Historical background and context
By 1932, cinema had already undergone a transformation. The silent era—pioneered by studios in the United States and by vibrant national cinemas in Germany, France, the Soviet Union, and Italy—had given way to sound in the late 1920s. Talkies were reshaping acting styles, technology, and global markets. Meanwhile, a network of critics, cine-clubs, and specialized journals was evolving across Europe, arguing that film deserved consideration as “the seventh art.” The conversation about cinematic modernism, montage, and national identity was well underway.
Venice offered a unique institutional platform for this new discourse. The Venice Biennale, founded in 1895, had for decades hosted international exhibitions of painting, sculpture, and architecture. In the early 1930s, Biennale leadership saw an opportunity to add the moving image to its roster. The initiative came from Count Giuseppe Volpi di Misurata—then President of the Biennale—working with Secretary General Antonio Maraini and the critic-organizer Luciano De Feo, who was connected to the League of Nations’ Istituto Internazionale per la Cinematografia Educativa in Rome. Together they imagined a Biennale section devoted to film: the Esposizione Internazionale d’Arte Cinematografica.
The political backdrop was unmistakable. Italy in 1932 was under the Fascist regime of Benito Mussolini, which promoted culture as an instrument of national prestige and soft power. While the festival’s artistic mission was genuine, its international visibility also served state interests in showcasing Italy as a cultural crossroads. This duality—artistic aspiration and political instrument—would shape Venice’s early years, and later provoke reforms.
What happened on the Lido: the inaugural edition
The first Venice Film Festival ran from 6–21 August 1932 at the Hotel Excelsior on the Lido. The setting was deliberately glamorous and accessible: open-air evening screenings on a terrace facing the Adriatic, with a cosmopolitan mix of Venetian residents, tourists, and invited guests. It was a non-competitive showcase—no jury, no official prizes—designed to test whether an international public would attend and engage with film as a curated exhibition.

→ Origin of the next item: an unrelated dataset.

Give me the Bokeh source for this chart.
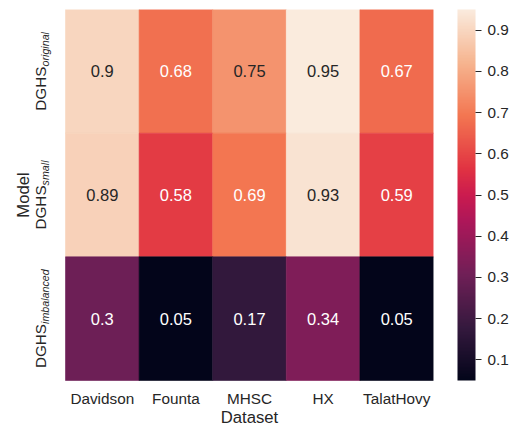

Opening night featured Rouben Mamoulian’s Dr. Jekyll and Mr. Hyde (Paramount, 1931), starring Fredric March and Miriam Hopkins, a choice that signaled both technical sophistication and mass appeal. Over the subsequent nights, the program ranged across genres and national cinemas: Hollywood dramas and comedies, French poetic and musical works, German studio productions, Soviet films influenced by montage, and Italian features and shorts. In all, films from more than a dozen countries were presented. The selection emphasized diversity of style and subject, reinforcing the Biennale’s conviction that film could be presented like painting or music—as a spectrum of artistic tendencies.
Rather than a jury, organizers used audience ballots and press commentary to gauge reaction. While no official awards were issued, the practice of measuring public preference hinted at mechanisms of recognition that would soon become formalized. Off-screen, the Lido became a prototype of festival culture: arrivals by boat, social encounters on the beach and in hotel salons, and an itinerant press corps filing reports. The fledgling infrastructure—publicists, program notes, screenings timed for evening elegance—formed a blueprint for later festivals.

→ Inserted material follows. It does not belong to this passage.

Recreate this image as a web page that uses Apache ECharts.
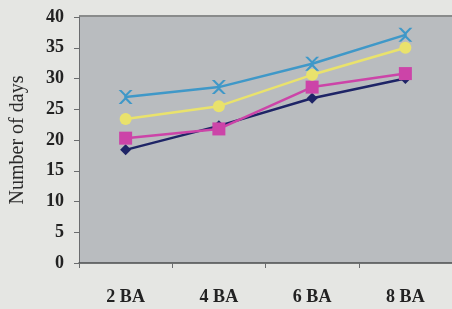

Key figures were omnipresent. Count Volpi worked to attract international participation; Maraini oversaw the Biennale’s integration of film into its broader exhibition framework; De Feo and colleagues liaised with studios, distributors, and cultural institutes to secure prints and permissions. Their combined efforts produced a program that was not merely a set of premieres but a curated argument in favor of cinema’s artistry.

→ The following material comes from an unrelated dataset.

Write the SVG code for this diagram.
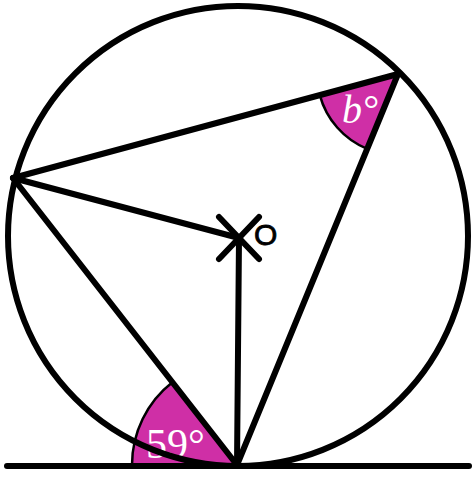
<svg xmlns="http://www.w3.org/2000/svg" width="476" height="478" viewBox="0 0 476 478">
<style>
.ln{stroke:#000;stroke-width:6;fill:none;stroke-linecap:round}
.ang{fill:#cf2fa6;stroke:#000;stroke-width:2.5}
.lbl{fill:#fff;font-family:"Liberation Serif",serif}
</style>
<rect width="476" height="478" fill="#fff"/>
<g id="angle-59">
<path class="ang" d="M237,465 L132,465 A105,105 0 0 1 172.4,382.2 Z"/>
<text class="lbl" x="146" y="458" font-size="42">59°</text>
</g>
<g id="angle-b">
<path class="ang" d="M398,74 L319.8,95.1 A81,81 0 0 0 367.2,148.9 Z"/>
<text class="lbl" x="342" y="123" font-size="40" font-style="italic">b°</text>
</g>
<g id="circle"><circle class="ln" cx="238" cy="236" r="230" stroke-width="5"/></g>
<g id="connectors">
<line class="ln" x1="13" y1="178" x2="398" y2="74"/>
<line class="ln" x1="13" y1="178" x2="237" y2="465"/>
<line class="ln" x1="398" y1="74" x2="237" y2="465"/>
<line class="ln" x1="13" y1="178" x2="239" y2="238"/>
<line class="ln" x1="239" y1="238" x2="237" y2="465"/>
<line class="ln" x1="7" y1="466" x2="469" y2="466" stroke-linecap="butt" stroke-width="7"/>
</g>
<g id="centre-O">
<line class="ln" x1="219" y1="217" x2="259" y2="259" stroke-width="4"/>
<line class="ln" x1="259" y1="217" x2="219" y2="259" stroke-width="4"/>
<text x="254" y="245" font-size="30" font-family="Liberation Sans,sans-serif" stroke="#000" stroke-width="0.8">O</text>
</g>
</svg>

Immediate impact and reactions
The response was swift and enthusiastic. Italian newspapers and international outlets alike marveled at the turnout and the novelty of the setting. Reporters emphasized that film, long treated as a commercial commodity, was being framed as a public cultural event. The Lido’s stagecraft—screens against the night sky, coastal breezes, cosmopolitan crowds—became part of the narrative of cinema’s modern glamour. Studios recognized the promotional potential; critics welcomed a venue where films could be compared across borders; diplomatic representatives saw the value of cultural exports.
Institutionally, the Biennale moved quickly to consolidate the experiment. By 1934, Venice introduced formal awards—the Coppa Mussolini for Best Foreign Film and Best Italian Film—making the event competitive and more strategically important for producers and national film industries. The creation of the Palazzo del Cinema on the Lido in 1937 provided a permanent venue, symbolically anchoring the festival in architectural concrete. At the same time, politicization increased in the late 1930s, and festival outcomes sometimes mirrored the geopolitical climate. This tension underscored the vulnerability of cultural institutions to state agendas, a lesson that would spur postwar reforms.
Long-term significance and legacy
The opening of the Venice Film Festival in 1932 was significant at multiple levels.
- It established the film festival as a cultural form. By providing a periodic, public, international showcase, Venice created a new institution—half museum, half marketplace—where art, industry, and diplomacy converged. This model inspired other festivals: France’s plan for Cannes was set in motion in 1939 (its first actual edition occurred in 1946 due to the war), and the Berlin International Film Festival followed in 1951.
- It elevated cinema’s artistic legitimacy. Presenting films under the Biennale umbrella placed them alongside recognized arts, a curatorial decision that shaped critical discourse, arts funding, and film education for decades.
- It professionalized global film circulation. Festivals became sites where distributors scouted titles, critics forged reputations, and national cinemas sought recognition.
From the 1950s onward, Venice became a platform for auteur cinema and global discoveries. The Golden Lion for Akira Kurosawa’s Rashomon in 1951 introduced a broader Western audience to postwar Japanese cinema, an emblematic moment in the festival’s role as a bridge across film cultures. Later decades saw Venice crown works that reshaped discourse—such as Gillo Pontecorvo’s The Battle of Algiers (1966)—while also weathering controversies, political debates, and periodic reforms, including stretches of non-competitive editions in the late 1960s and 1970s.
The rituals that began on the Lido—the seaside venue, the mixture of public spectacle and professional exchange, the alignment of national prestige with artistic distinction—became hallmarks of festival culture worldwide. Today’s red carpets, juried competitions, industry sidebars, and press ecosystems are refinements of practices that Venice pioneered in 1932. Just as importantly, the festival’s early framing of film as art fostered the development of film archives, specialized criticism, and university programs, amplifying the medium’s intellectual and cultural standing.
If the inaugural Venice Film Festival was born of both inspiration and ideology, its enduring legacy has been to shape a global calendar and a shared language around cinema. On that August night in 1932, the Biennale’s organizers transformed the Lido into a stage for the moving image and, in doing so, offered the world a new way to watch, judge, and celebrate films—an innovation that has continued to define the art form. In retrospect, the opening can be read as the moment when cinema stepped into a public gallery of nations and styles and declared, in effect: this is how the world will see itself.